Meet Jody Aguis Vallejo: Sociologist and Fighter for EqualityOctober 03, 2012
In honor of National Hispanic American Heritage Month, which continues through October 15, we want to recognize 2011–12 American Fellow Jody Aguis Vallejo, who took on the intricate and complex dilemma of stereotypes and inequality in her new book, Barrios to Burbs: The Making of the Mexican American Middle Class.
The book, published in August 2012, focuses on the Mexican American middle class and addresses the negative stereotypes that are often attributed to Mexican Americans as a whole. “A lot of times people stereotype Mexican Americans as poor, uneducated, and unauthorized,” Vallejo says. She reviewed research that theorized that Mexican Americans couldn’t progress to the middle class, which inspired her to approach this concept from another angle — the mechanisms and experiences that allow Mexican Americans to reach that class status. Vallejo says that her AAUW American Fellowship was of great help to her because it provided financial support for her book manuscript. She explains that as an assistant professor, writing a book is critical to gain tenure — she will be eligible next year.
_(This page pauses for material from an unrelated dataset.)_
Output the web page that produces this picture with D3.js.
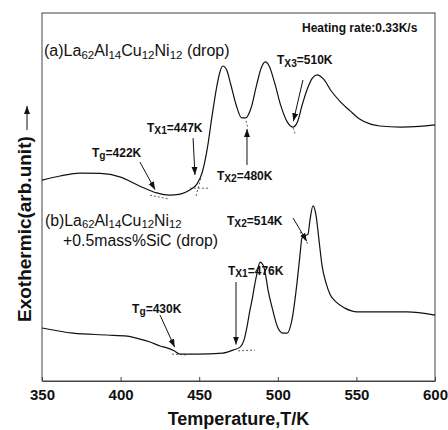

Writing a book and becoming a professor wasn’t always Vallejo’s goal. “I just knew I wanted to change the world and give back,” she says. As an undergraduate at the University of California, Irvine, she realized that she cared about inequality issues and began taking sociology classes to fulfill her curiosity and concern. She wanted to know what causes inequality in society and how to create solutions. She also cared a lot about the Mexican American experience, and this helped shape her purpose in academia and in her research.
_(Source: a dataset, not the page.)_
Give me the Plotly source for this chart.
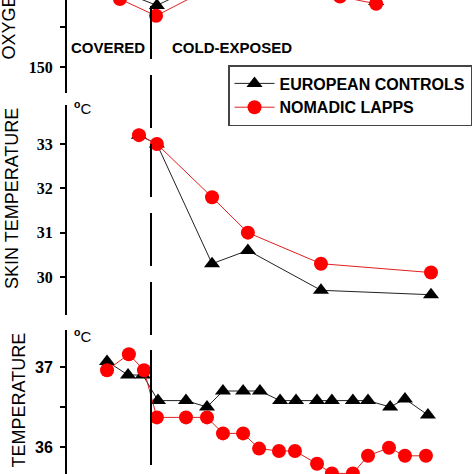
import plotly.graph_objects as go

# ---- data (time in minutes, 0 = start of cold exposure) ----
# top panel (oxygen, mostly cut off)
top_euro_t = [-11.1, 2.1, 21.8, 67.5, 80.4]
top_euro_v = [159.5, 157.7, 161.0, 160.0, 158.2]
top_lapp_t = [-11.1, 1.8, 21.8, 67.5, 80.4]
top_lapp_v = [158.5, 156.4, 160.0, 158.8, 157.9]

# middle panel: skin temperature
skin_t = [-4.3, 2.1, 21.8, 34.6, 60.7, 100.0]
skin_euro = [33.2, 33.0, 30.3, 30.6, 29.7, 29.6]
skin_lapp = [33.2, 33.0, 31.8, 31.0, 30.3, 30.1]

# bottom panel: rectal temperature
rect_euro_t = [-15.7, -8.2, -2.9, 2.5, 12.5, 20.0, 25.7, 32.9, 38.9, 46.1,
               51.8, 59.3, 64.6, 72.1, 77.5, 85.4, 90.7, 98.9]
rect_euro = [37.07, 36.9, 36.9, 36.58, 36.58, 36.5, 36.7, 36.7, 36.7, 36.58,
             36.58, 36.58, 36.58, 36.58, 36.58, 36.5, 36.6, 36.4]
rect_lapp_t = [-15.7, -7.9, -2.5, 2.1, 12.5, 20.0, 25.7, 32.9, 38.6, 45.7,
               51.4, 59.3, 64.6, 72.1, 77.5, 85.0, 90.7, 98.2]
rect_lapp = [36.96, 37.16, 36.96, 36.37, 36.37, 36.37, 36.17, 36.17, 35.98, 35.95,
             35.95, 35.79, 35.67, 35.67, 35.89, 35.99, 35.89, 35.89]

top_ticks = [150, 155]
top_ticktext = ["150", ""]
skin_ticks = [30, 31, 32, 33]
rect_ticks = [36, 36.5, 37]
rect_ticktext = ["36", "", "37"]

W = H = 474
PX0 = 151.0   # pixel of t = 0
SC = 2.8      # pixels per minute

def py(p):
    return 1 - p / H

BLACK_LINE = "#222222"
RED = "#ff0000"
RED_LINE = "#e02020"

fig = go.Figure()

def add_pair(te, ve, tl, vl, yaxis, show):
    fig.add_trace(go.Scatter(
        x=te, y=ve, xaxis="x", yaxis=yaxis, mode="lines+markers",
        name="EUROPEAN CONTROLS", legendgroup="e", showlegend=show,
        line=dict(color=BLACK_LINE, width=1),
        marker=dict(symbol="triangle-up", size=14, color="black", line=dict(width=0))))
    fig.add_trace(go.Scatter(
        x=tl, y=vl, xaxis="x", yaxis=yaxis, mode="lines+markers",
        name="NOMADIC LAPPS", legendgroup="l", showlegend=show,
        line=dict(color=RED_LINE, width=1),
        marker=dict(symbol="circle", size=14, color=RED, line=dict(width=0))))

add_pair(top_euro_t, top_euro_v, top_lapp_t, top_lapp_v, "y", True)
add_pair(skin_t, skin_euro, skin_t, skin_lapp, "y2", False)
add_pair(rect_euro_t, rect_euro, rect_lapp_t, rect_lapp, "y3", False)

axpos = 66 / W
common = dict(anchor="free", position=axpos, showline=True, linecolor="black",
              linewidth=2, ticks="outside", ticklen=5, tickwidth=1.5,
              tickcolor="black", showgrid=False, zeroline=False,
              ticklabelstandoff=4)

serif = dict(family="Liberation Serif, Times New Roman, serif", size=16, color="black",
             weight="bold")
sans = dict(family="Liberation Sans, Arial, sans-serif", size=16, color="black",
            weight="bold")

fig.update_layout(
    width=W, height=H,
    margin=dict(l=0, r=0, t=0, b=0),
    paper_bgcolor="white", plot_bgcolor="white",
    xaxis=dict(domain=[0, 1], range=[-PX0 / SC, (W - PX0) / SC], visible=False),
    yaxis=dict(domain=[py(93), 1], range=[150 - (93 - 67) / 8, 150 + 67 / 8],
               tickvals=top_ticks, ticktext=top_ticktext, tickfont=serif, **common),
    yaxis2=dict(domain=[py(315), py(105)],
                range=[33 - (315 - 144) / 44.33, 33 + (144 - 105) / 44.33],
                tickvals=skin_ticks, tickfont=serif, **common),
    yaxis3=dict(domain=[0, py(330)], range=[37 - (474 - 367) / 80, 37 + (367 - 330) / 80],
                tickvals=rect_ticks, ticktext=rect_ticktext, tickfont=sans, **common),
    legend=dict(x=228 / W, y=py(65), xanchor="left", yanchor="top",
                bgcolor="white", bordercolor="#444444", borderwidth=1.5,
                font=dict(family="Liberation Sans, Arial, sans-serif", size=16,
                          color="black", weight="bold"),
                tracegroupgap=0, itemwidth=40),
    showlegend=True,
)

# vertical dashed line at onset of cold exposure
fig.add_shape(type="line", xref="x", yref="paper", x0=0, x1=0,
              y0=py(335), y1=py(6), line=dict(color="black", width=2, dash="53px,16px"))
fig.add_shape(type="line", xref="x", yref="paper", x0=0, x1=0,
              y0=py(465), y1=py(350), line=dict(color="black", width=2))

ann_font = dict(family="Liberation Sans, Arial, sans-serif", size=15, color="black", weight="bold")
fig.add_annotation(text="COVERED", xref="paper", yref="paper", x=69 / W, y=py(48),
                   xanchor="left", yanchor="middle", showarrow=False, font=ann_font)
fig.add_annotation(text="COLD-EXPOSED", xref="paper", yref="paper", x=170 / W, y=py(48),
                   xanchor="left", yanchor="middle", showarrow=False, font=ann_font)

title_font = dict(family="Liberation Sans, Arial, sans-serif", size=18, color="black")
fig.add_annotation(text="OXYGEN", xref="paper", yref="paper", x=9 / W, y=py(62),
                   xanchor="center", yanchor="bottom", textangle=-90, showarrow=False,
                   font=title_font)
fig.add_annotation(text="SKIN TEMPERATURE", xref="paper", yref="paper", x=12 / W, y=py(199),
                   xanchor="center", yanchor="middle", textangle=-90, showarrow=False,
                   font=title_font)
fig.add_annotation(text="TEMPERATURE", xref="paper", yref="paper", x=18 / W, y=py(331),
                   xanchor="center", yanchor="top", textangle=-90, showarrow=False,
                   font=title_font)

for ytop in (96, 324):
    fig.add_annotation(text="<b><sup>o</sup></b>C", xref="paper", yref="paper",
                       x=72 / W, y=py(ytop),
                       xanchor="left", yanchor="top", showarrow=False,
                       font=dict(family="Liberation Sans, Arial, sans-serif", size=15,
                                 color="black"))

fig.write_html("out.html")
Today, Vallejo has quite a bit on her plate. In addition to her job as an assistant professor of sociology at the University of Southern California, she is conducting a study on middle- and upper-class Mexican American entrepreneurs and how they are changing businesses. She also plans to continue mentoring undergraduate and graduate students, especially women of color and of women Mexican American descent. When asked what inspires her, Vallejo says that her subjects and students do, and this is why she encourages others to reach out to their communities. “It is so important to do this, meet others, network, cross boundaries, build a core group of people who don’t necessarily share the same interests, and attack inequality,” she says.
Vallejo’s American Fellowship was sponsored by four California endowments: the Carole Jones Bovitz American Fellowship, established in 1985; the AAUW Fresno (CA) Branch American Fellowship, established in 1979; the AAUW Redding (CA) Branch 60th Anniversary American Fellowship, established in 2002; and the Southeast District American Fellowship, established in 1981.